=== WHAT IS ASKED ===
Extract everything from the first line through the line with "from rest of", both ends included, except for any pictures.
-- -- --
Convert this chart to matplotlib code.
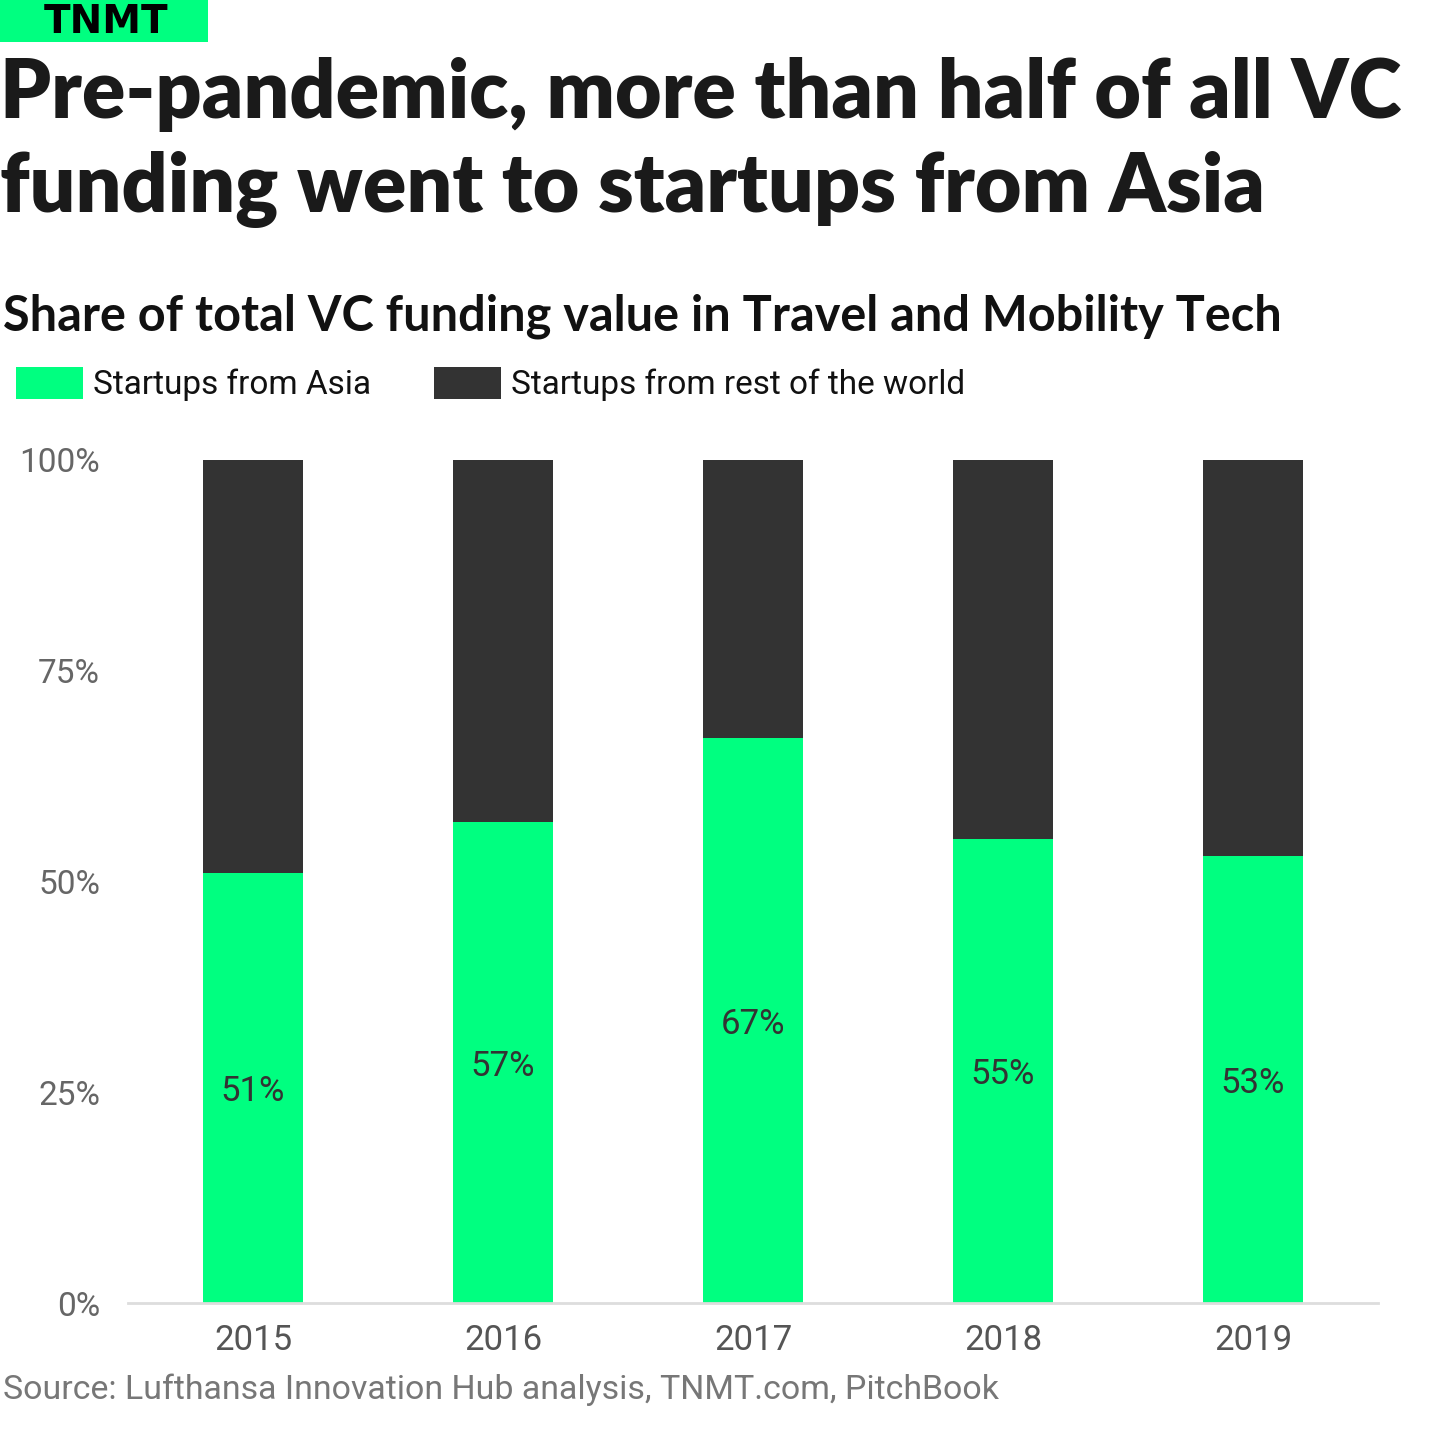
import numpy as np
import matplotlib
matplotlib.use("Agg")
import matplotlib.pyplot as plt
from matplotlib.patches import Rectangle

# data
years = ["2015", "2016", "2017", "2018", "2019"]
asia = [51, 57, 67, 55, 53]
rest = [100 - v for v in asia]
ytick_vals = [0, 25, 50, 75, 100]
ytick_labels = ["0%", "25%", "50%", "75%", "100%"]

GREEN = "#00ff80"
DARK = "#333333"

fig = plt.figure(figsize=(14.4, 14.4), dpi=100)
fig.patch.set_facecolor("white")

# logo block top-left
fig.add_artist(Rectangle((0, 1 - 42 / 1440), 208 / 1440, 42 / 1440,
                         transform=fig.transFigure, color=GREEN, lw=0))
fig.text(106 / 1440, 1 - 22 / 1440, "TNMT", ha="center", va="center",
         fontsize=28, fontweight="bold", family="DejaVu Sans", color="black")

# headline
fig.text(0.0, 1 - 95 / 1440, "Pre-pandemic, more than half of all VC",
         ha="left", va="center", fontsize=58, fontweight="heavy",
         family="Lato", color="#1a1a1a")
fig.text(0.0, 1 - 190 / 1440, "funding went to startups from Asia",
         ha="left", va="center", fontsize=58, fontweight="heavy",
         family="Lato", color="#1a1a1a")
fig.text(3 / 1440, 1 - 316 / 1440,
         "Share of total VC funding value in Travel and Mobility Tech",
         ha="left", va="center", fontsize=35, fontweight="bold",
         family="Lato", color="#111111")

ax = fig.add_axes([128 / 1440, 1 - 1303 / 1440, 1250 / 1440, 843 / 1440])
x = np.arange(len(years))
b1 = ax.bar(x, asia, width=0.4, color=GREEN, label="Startups from Asia")
b2 = ax.bar(x, rest, width=0.4, bottom=asia, color=DARK,
            label="Startups from rest of the world")

# value labels in the middle of the green segment
for xi, v in zip(x, asia):
    ax.text(xi, v / 2, f"{v}%", ha="center", va="center_baseline",
            fontsize=25, family="Roboto", color=DARK)

ax.set_xlim(-0.5, len(years) - 0.5)
ax.set_ylim(0, 100)
ax.set_xticks(x)
ax.set_xticklabels(years, fontsize=25, family="Roboto", color="#555555")
ax.set_yticks(ytick_vals)
ax.set_yticklabels(ytick_labels, fontsize=24, family="Roboto",
                   color="#666666")
ax.tick_params(axis="both", length=0)
ax.tick_params(axis="x", pad=15)
ax.tick_params(axis="y", pad=20)
for s in ["top", "right", "left"]:
    ax.spines[s].set_visible(False)
ax.spines["bottom"].set_color("#dddddd")
ax.spines["bottom"].set_linewidth(2)

fig.legend(handles=[b1, b2], loc="center left",
           bbox_to_anchor=(16 / 1440, 1 - 384 / 1440), ncol=2, frameon=False,
           prop={"family": "Roboto", "size": 24},
           handlelength=2.0, handleheight=1.1, handletextpad=0.3,
           columnspacing=1.9, borderpad=0, borderaxespad=0,
           labelcolor="#111111")

fig.text(3 / 1440, 1 - 1390 / 1440,
         "Source: Lufthansa Innovation Hub analysis, TNMT.com, PitchBook",
         ha="left", va="center", fontsize=24.4, family="Roboto",
         color="#777777")

fig.savefig("out.png", dpi=100, facecolor="white")
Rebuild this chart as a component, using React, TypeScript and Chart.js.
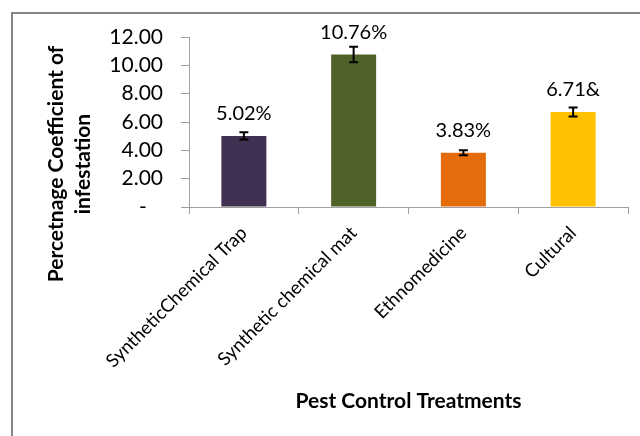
import React, { useEffect, useRef } from "react";
import { Chart, registerables } from "chart.js";

Chart.register(...registerables);

const categories = ["SyntheticChemical Trap", "Synthetic chemical mat", "Ethnomedicine", "Cultural"];
const values = [5.02, 10.76, 3.83, 6.71];
const errors = [0.25, 0.55, 0.17, 0.32];
const valueLabels = ["5.02%", "10.76%", "3.83%", "6.71&"];
const barColors = ["#403152", "#4F6228", "#E46C0A", "#FFC000"];
const yTicks = [0, 2, 4, 6, 8, 10, 12];
const yTitleLines = ["Percetnage Coefficient of", "infestation"];
const xTitle = "Pest Control Treatments";

const FONT = "Lato, 'Open Sans', sans-serif";

const decor = {
  id: "decor",
  beforeDraw(chart: any) {
    const ctx = chart.ctx;
    ctx.save();
    ctx.fillStyle = "#ffffff";
    ctx.fillRect(0, 0, chart.width, chart.height);
    ctx.fillStyle = "#868686";
    ctx.fillRect(11, 12, 2, chart.height - 12);
    ctx.fillRect(11, 12, chart.width - 11, 2);
    ctx.restore();
  },
  afterDatasetsDraw(chart: any) {
    const ctx = chart.ctx;
    const meta = chart.getDatasetMeta(0);
    const ys = chart.scales.y;
    ctx.save();
    meta.data.forEach((bar: any, i: number) => {
      const x = bar.x;
      const top = ys.getPixelForValue(values[i] + errors[i]);
      const bot = ys.getPixelForValue(values[i] - errors[i]);
      ctx.strokeStyle = "#000000";
      ctx.lineWidth = 2;
      ctx.beginPath();
      ctx.moveTo(x, top);
      ctx.lineTo(x, bot);
      ctx.moveTo(x - 4.5, top);
      ctx.lineTo(x + 4.5, top);
      ctx.moveTo(x - 4.5, bot);
      ctx.lineTo(x + 4.5, bot);
      ctx.stroke();
      ctx.fillStyle = "#000000";
      ctx.font = `20px ${FONT}`;
      ctx.textAlign = "center";
      ctx.textBaseline = "alphabetic";
      ctx.fillText(valueLabels[i], x, bar.y - 15.5);
    });
    // axis titles
    const area = chart.chartArea;
    ctx.fillStyle = "#000000";
    ctx.font = `bold 21px ${FONT}`;
    ctx.textAlign = "center";
    ctx.textBaseline = "alphabetic";
    ctx.fillText(xTitle, (area.left + area.right) / 2, 408);
    ctx.save();
    ctx.translate(0, 164);
    ctx.rotate(-Math.PI / 2);
    ctx.fillText(yTitleLines[0], 0, 63);
    ctx.fillText(yTitleLines[1], 0, 90);
    ctx.restore();
    ctx.restore();
  },
};

export default function App() {
  const ref = useRef<HTMLCanvasElement | null>(null);
  useEffect(() => {
    if (!ref.current) return;
    const chart = new Chart(ref.current, {
      type: "bar",
      data: {
        labels: categories,
        datasets: [
          {
            data: values,
            backgroundColor: barColors,
            borderWidth: 0,
            barPercentage: 0.41,
            categoryPercentage: 1,
          },
        ],
      },
      options: {
        responsive: false,
        animation: false,
        layout: { padding: { left: 12, top: 37, right: 12, bottom: 0 } },
        plugins: { legend: { display: false }, tooltip: { enabled: false } },
        scales: {
          x: {
            grid: { display: true, drawOnChartArea: false, tickLength: 7, color: "#A0A0A0", offset: true },
            border: { color: "#A0A0A0", width: 1 },
            ticks: {
              autoSkip: false,
              minRotation: 45,
              maxRotation: 45,
              padding: 8,
              color: "#000000",
              font: { family: FONT, size: 18.5 },
            },
            afterFit(s: any) {
              s.height = 229;
            },
          },
          y: {
            min: 0,
            max: 12,
            afterBuildTicks(s: any) {
              s.ticks = yTicks.map((v) => ({ value: v }));
            },
            ticks: {
              padding: 18,
              color: "#000000",
              font: { family: FONT, size: 21 },
              callback: (v: any) => (Number(v) === 0 ? "-   " : Number(v).toFixed(2)),
            },
            grid: { display: true, drawOnChartArea: false, tickLength: 8, color: "#A0A0A0" },
            border: { color: "#A0A0A0", width: 1 },
            afterFit(s: any) {
              s.width = 177;
            },
          },
        },
      },
      plugins: [decor],
    });
    return () => chart.destroy();
  }, []);
  return (
    <div style={{ position: "fixed", left: 0, top: 0, width: 640, height: 436, background: "#fff", overflow: "hidden" }}>
      <canvas ref={ref} width={640} height={436} style={{ display: "block", width: 640, height: 436 }} />
    </div>
  );
}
-- -- --
=== RESULT ===
Convert this chart to matplotlib code.
import numpy as np
import matplotlib
matplotlib.use("Agg")
import matplotlib.pyplot as plt
from matplotlib.patches import Rectangle

# data
years = ["2015", "2016", "2017", "2018", "2019"]
asia = [51, 57, 67, 55, 53]
rest = [100 - v for v in asia]
ytick_vals = [0, 25, 50, 75, 100]
ytick_labels = ["0%", "25%", "50%", "75%", "100%"]

GREEN = "#00ff80"
DARK = "#333333"

fig = plt.figure(figsize=(14.4, 14.4), dpi=100)
fig.patch.set_facecolor("white")

# logo block top-left
fig.add_artist(Rectangle((0, 1 - 42 / 1440), 208 / 1440, 42 / 1440,
                         transform=fig.transFigure, color=GREEN, lw=0))
fig.text(106 / 1440, 1 - 22 / 1440, "TNMT", ha="center", va="center",
         fontsize=28, fontweight="bold", family="DejaVu Sans", color="black")

# headline
fig.text(0.0, 1 - 95 / 1440, "Pre-pandemic, more than half of all VC",
         ha="left", va="center", fontsize=58, fontweight="heavy",
         family="Lato", color="#1a1a1a")
fig.text(0.0, 1 - 190 / 1440, "funding went to startups from Asia",
         ha="left", va="center", fontsize=58, fontweight="heavy",
         family="Lato", color="#1a1a1a")
fig.text(3 / 1440, 1 - 316 / 1440,
         "Share of total VC funding value in Travel and Mobility Tech",
         ha="left", va="center", fontsize=35, fontweight="bold",
         family="Lato", color="#111111")

ax = fig.add_axes([128 / 1440, 1 - 1303 / 1440, 1250 / 1440, 843 / 1440])
x = np.arange(len(years))
b1 = ax.bar(x, asia, width=0.4, color=GREEN, label="Startups from Asia")
b2 = ax.bar(x, rest, width=0.4, bottom=asia, color=DARK,
            label="Startups from rest of the world")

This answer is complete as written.